You do know you can keep your canned food for more than a season ... right? (as long as you still have a seal. )

Or did I miss something?


----------



## JayJay (Nov 23, 2010)

*Andi said:


> You do know you can keep your canned food for more than a season ... right? (as long as you still have a seal. )
> 
> Or did I miss something?


WhEW!!! Thank God...because I ate 15 and 20 year old canned tomatoes, tomato juice, and green beans...:gaah:


----------



## UncleJoe (Jan 11, 2009)

I'm still working on the last few jars of tomato sauce, paste and soup I canned from the bountiful 2008 harvest.


----------



## *Andi (Nov 8, 2009)

JayJay said:


> WhEW!!! Thank God...because I ate 15 and 20 year old canned tomatoes, tomato juice, and green beans...:gaah:


Well ... alright then.


----------



## Davarm (Oct 22, 2011)

I have no problem keeping jars of food loner than a year, the thing is, I don't have the space to store all jars I have. I am planning a stand alone, climate controlled building for food stores but until then I better not catch my grandson throwing his baseball in the house, jars stored all over the place.

Salekdarling, I don't recall how much sugar I used, just added it until it tasted right - I have never been one to measure, learned to cook from my grand and great grandmothers and they were all dumpers.

From now on, I will always try dehydrating before I throw out jars of food.


----------



## JayJay (Nov 23, 2010)

*Andi said:


> Well ... alright then.


I was attending college--had long classes Tues/Thurs...so on MOnday, Wednesday, and Friday, I canned tomatoes and juice...I got to the point I didn't want to see another tomato again..now, I wish I had soil for those tomatoes!!!

I still have two quarts of green beans, from 81/82!!!!!...they look fine.:dunno:


----------



## JayJay (Nov 23, 2010)

Davarm said:


> I have no problem keeping jars of food loner than a year, the thing is, I don't have the space to store all jars I have.
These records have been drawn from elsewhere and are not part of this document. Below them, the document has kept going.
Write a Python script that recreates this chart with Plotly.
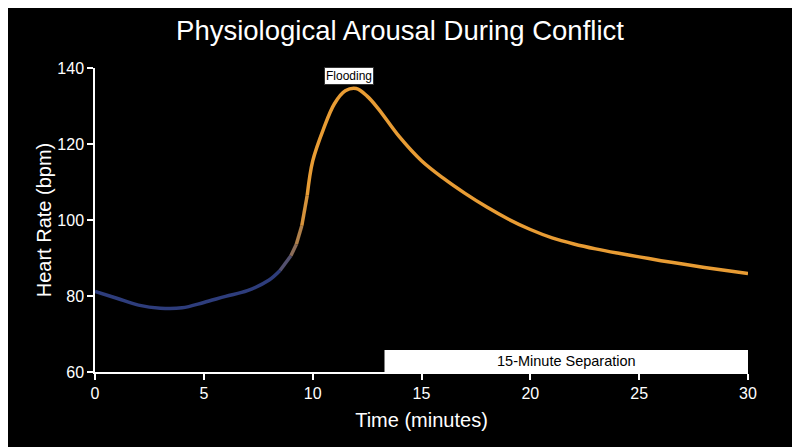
import plotly.graph_objects as go

# ---- data ----
time_min = [0, 1, 2, 3, 4, 5, 6, 7, 8, 8.5, 9, 9.25, 9.5, 9.75, 10, 10.5, 11, 11.5, 12, 12.5, 13,
            14, 15, 16, 17, 18, 19, 20, 21, 22, 23, 24, 25, 26, 27, 28, 29, 30]
heart_rate = [81.2, 79.4, 77.6, 76.8, 76.9, 78.3, 79.9, 81.4, 84.2, 86.7, 90.6, 93.6, 98.5, 106.5,
              115.5, 124.0, 130.6, 134.0, 134.6, 132.6, 129.4,
              121.8, 115.6, 111.0, 107.0, 103.4, 100.2, 97.5, 95.3, 93.7, 92.4, 91.3, 90.3, 89.3,
              88.4, 87.5, 86.7, 85.9]
peak_label = "Flooding"
peak_label_pos = (11.65, 138.0)
separation_label = "15-Minute Separation"
separation_start = 13.3
separation_end = 30
separation_band = (60, 65.8)

x_ticks = [0, 5, 10, 15, 20, 25, 30]
y_ticks = [60, 80, 100, 120, 140]

# ---- style ----
BLUE = (46, 61, 124)
ORANGE = (232, 156, 52)
GRAD_START, GRAD_END = 8.5, 9.75
LW = 3.5
FONT = "Liberation Sans, Arial, Helvetica, sans-serif"


def blend(t):
    f = (t - GRAD_START) / (GRAD_END - GRAD_START)
    f = max(0.0, min(1.0, f))
    c = [round(BLUE[i] + (ORANGE[i] - BLUE[i]) * f) for i in range(3)]
    return f"rgb({c[0]},{c[1]},{c[2]})"


fig = go.Figure()

# blue part
bx = [t for t in time_min if t <= GRAD_START]
by = [h for t, h in zip(time_min, heart_rate) if t <= GRAD_START]
fig.add_trace(go.Scatter(x=bx, y=by, mode="lines",
                         line=dict(color=blend(0), width=LW, shape="spline"),
                         hoverinfo="skip", showlegend=False))
# transition segments
for i in range(len(time_min) - 1):
    t0, t1 = time_min[i], time_min[i + 1]
    if t0 >= GRAD_START and t1 <= GRAD_END:
        fig.add_trace(go.Scatter(x=[t0, t1], y=[heart_rate[i], heart_rate[i + 1]], mode="lines",
                                 line=dict(color=blend((t0 + t1) / 2), width=LW),
                                 hoverinfo="skip", showlegend=False))
# orange part
ox = [t for t in time_min if t >= GRAD_END]
oy = [h for t, h in zip(time_min, heart_rate) if t >= GRAD_END]
fig.add_trace(go.Scatter(x=ox, y=oy, mode="lines",
                         line=dict(color=blend(100), width=LW, shape="spline"),
                         hoverinfo="skip", showlegend=False))

# separation band
fig.add_shape(type="rect", x0=separation_start, x1=separation_end,
              y0=separation_band[0], y1=separation_band[1],
              fillcolor="white", line=dict(color="white", width=0), layer="above")
fig.add_annotation(x=(separation_start + separation_end) / 2,
                   y=(separation_band[0] + separation_band[1]) / 2,
                   text=separation_label, showarrow=False,
                   font=dict(family=FONT, size=14.5, color="black"))

# flooding label
fig.add_annotation(x=peak_label_pos[0], y=peak_label_pos[1], text=peak_label, showarrow=False,
                   font=dict(family=FONT, size=12, color="black"),
                   bgcolor="white", bordercolor="#333333", borderwidth=1, borderpad=1)

fig.update_layout(
    width=800, height=447,
    paper_bgcolor="black", plot_bgcolor="black",
    margin=dict(l=87, r=60, t=60, b=83),
    title=dict(text="Physiological Arousal During Conflict", x=0.49, xanchor="center",
               y=0.951, yanchor="middle",
               font=dict(family=FONT, size=27.5, color="white")),
    font=dict(family=FONT, color="white"),
    xaxis=dict(range=[0, 30], tickvals=x_ticks, showgrid=False, zeroline=False,
               showline=True, linecolor="white", linewidth=1.5,
               ticks="outside", tickcolor="white", ticklen=6, tickwidth=1.5,
               tickfont=dict(size=16, color="white"),
               title=dict(text="Time (minutes)", font=dict(size=20, color="white"), standoff=12)),
    yaxis=dict(range=[60, 140], tickvals=y_ticks, showgrid=False, zeroline=False,
               showline=True, linecolor="white", linewidth=1.5,
               ticks="outside", tickcolor="white", ticklen=6, tickwidth=1.5,
               tickfont=dict(size=16, color="white"),
               title=dict(text="Heart Rate (bpm)", font=dict(size=20, color="white"), standoff=0)),
)

fig.write_html("out.html")
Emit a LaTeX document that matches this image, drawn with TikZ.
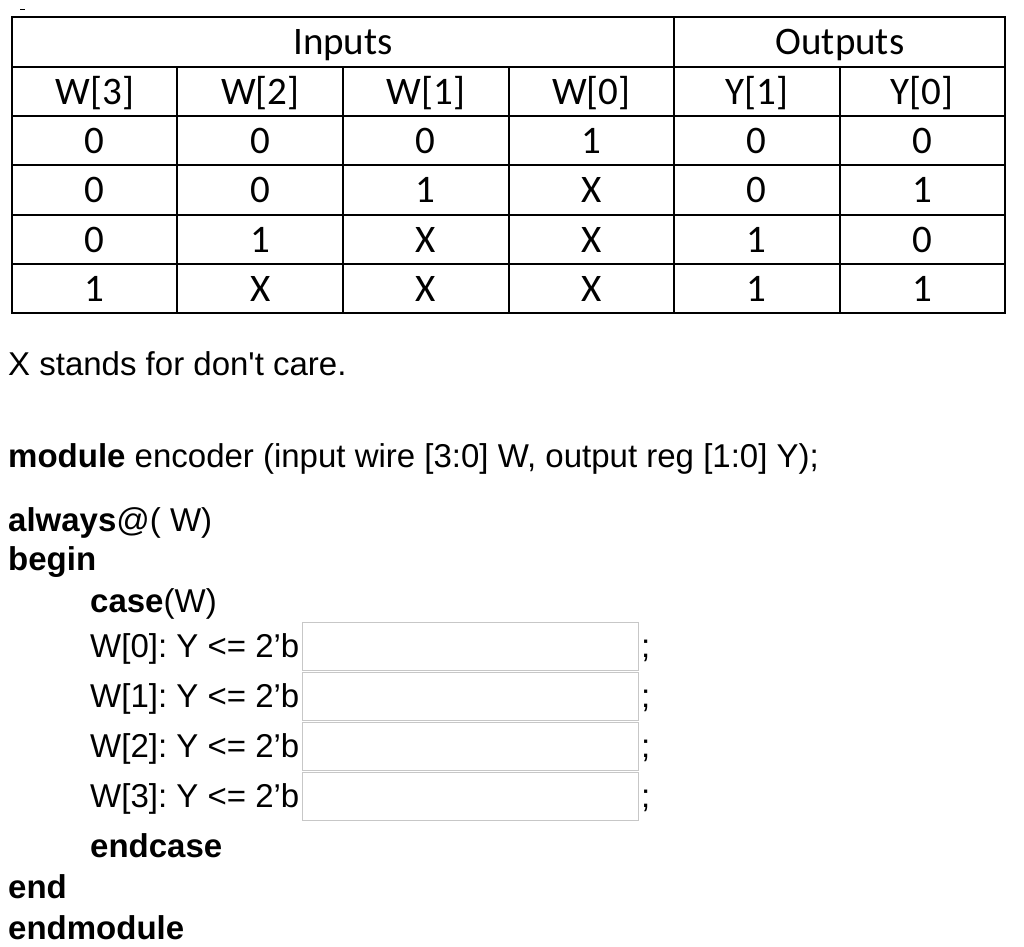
\documentclass[tikz,border=0pt]{standalone}
\usepackage{fontspec}
\setmainfont{Liberation Sans}
\newfontfamily\calib{Carlito}
\begin{document}
\begin{tikzpicture}[x=1pt,y=-1pt,
  cell/.style={anchor=base,inner sep=0pt,font=\calib\fontsize{39}{42}\selectfont},
  code/.style={anchor=base west,inner sep=0pt,font=\fontsize{33}{40}\selectfont},
  blank/.style={draw=black!22,line width=1pt}]
\useasboundingbox (0,0) rectangle (1024,946);
\draw[line width=1pt] (20,9) coordinate (d1) -- (25,9) coordinate (d2);
% table
\draw[line width=1.5pt] (12,17) rectangle (1005,313);
\foreach \y in {67,116,165,215,264} \draw[line width=1.5pt] (12,\y) -- (1005,\y);
\foreach \x in {177,343,509,840} \draw[line width=1.5pt] (\x,67) -- (\x,313);
\draw[line width=1.5pt] (674,17) -- (674,313);
\node[cell] (hin) at (343,54) {Inputs};
\node[cell] (hout) at (840,54) {Outputs};
\foreach \t [count=\i] in {W[3],W[2],W[1],W[0],Y[1],Y[0]}
  \node[cell] (h\i) at ({12+(\i-0.5)*165.5},104) {\t};
\foreach \r/\row in {1/{0,0,0,1,0,0},2/{0,0,1,X,0,1},3/{0,1,X,X,1,0},4/{1,X,X,X,1,1}}{
  \foreach \t [count=\i] in \row
    \node[cell] (c\r\i) at ({12+(\i-0.5)*165.5},{104+\r*49.4}) {\t};
}
\node[code] (note) at (8,375) {X stands for don\textquotesingle t care.};
\node[code] (mod) at (8,467) {\textbf{module} encoder (input wire [3:0] W, output reg [1:0] Y);};
\node[code] (alw) at (8,531) {\textbf{always}@( W)};
\node[code] (beg) at (8,570) {\textbf{begin}};
\node[code] (cas) at (90,612) {\textbf{case}(W)};
\foreach \k in {0,1,2,3}{
  \node[code] (w\k) at (90,{657+50*\k}) {W[\k]:~Y <= 2’b};
  \draw[blank] (302,{622+50*\k}) rectangle (638,{670+50*\k});
  \node[code] (s\k) at (641,{657+50*\k}) {;};
}
\node[code] (endc) at (90,857) {\textbf{endcase}};
\node[code] (en) at (8,898) {\textbf{end}};
\node[code] (endm) at (8,939) {\textbf{endmodule}};
\end{tikzpicture}
\end{document}
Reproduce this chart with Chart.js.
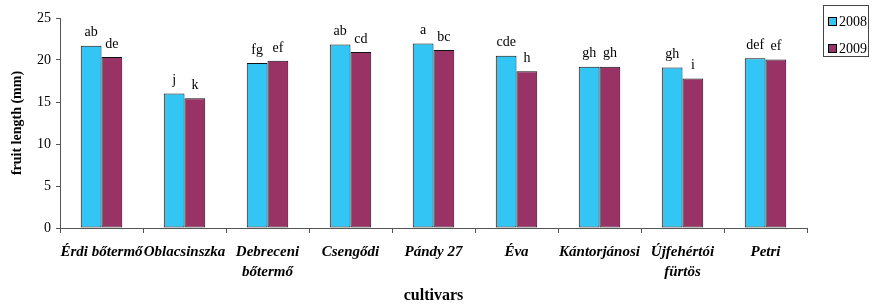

I am planning a stand alone, climate controlled building for food stores but until then I better not catch my grandson throwing his baseball in the house, jars stored all over the place.
> 
> Salekdarling, I don't recall how much sugar I used, just added it until it tasted right - I have never been one to measure, learned to cook from my grand and great grandmothers and they were all dumpers.
> 
> From now on, I will always try dehydrating before I throw out jars of food.


Can't throw balls under the bed.


----------



## Davarm (Oct 22, 2011)

JayJay said:


> WhEW!!! Thank God...because I ate 15 and 20 year old canned tomatoes, tomato juice, and green beans...:gaah:


When my grandmother passed several months ago, found jars of food from the mid 80's, didnt have room to store em so we divided them up between the grand-kids and ate em, tomatos and okra...all still good but the Kraut was kinda soft.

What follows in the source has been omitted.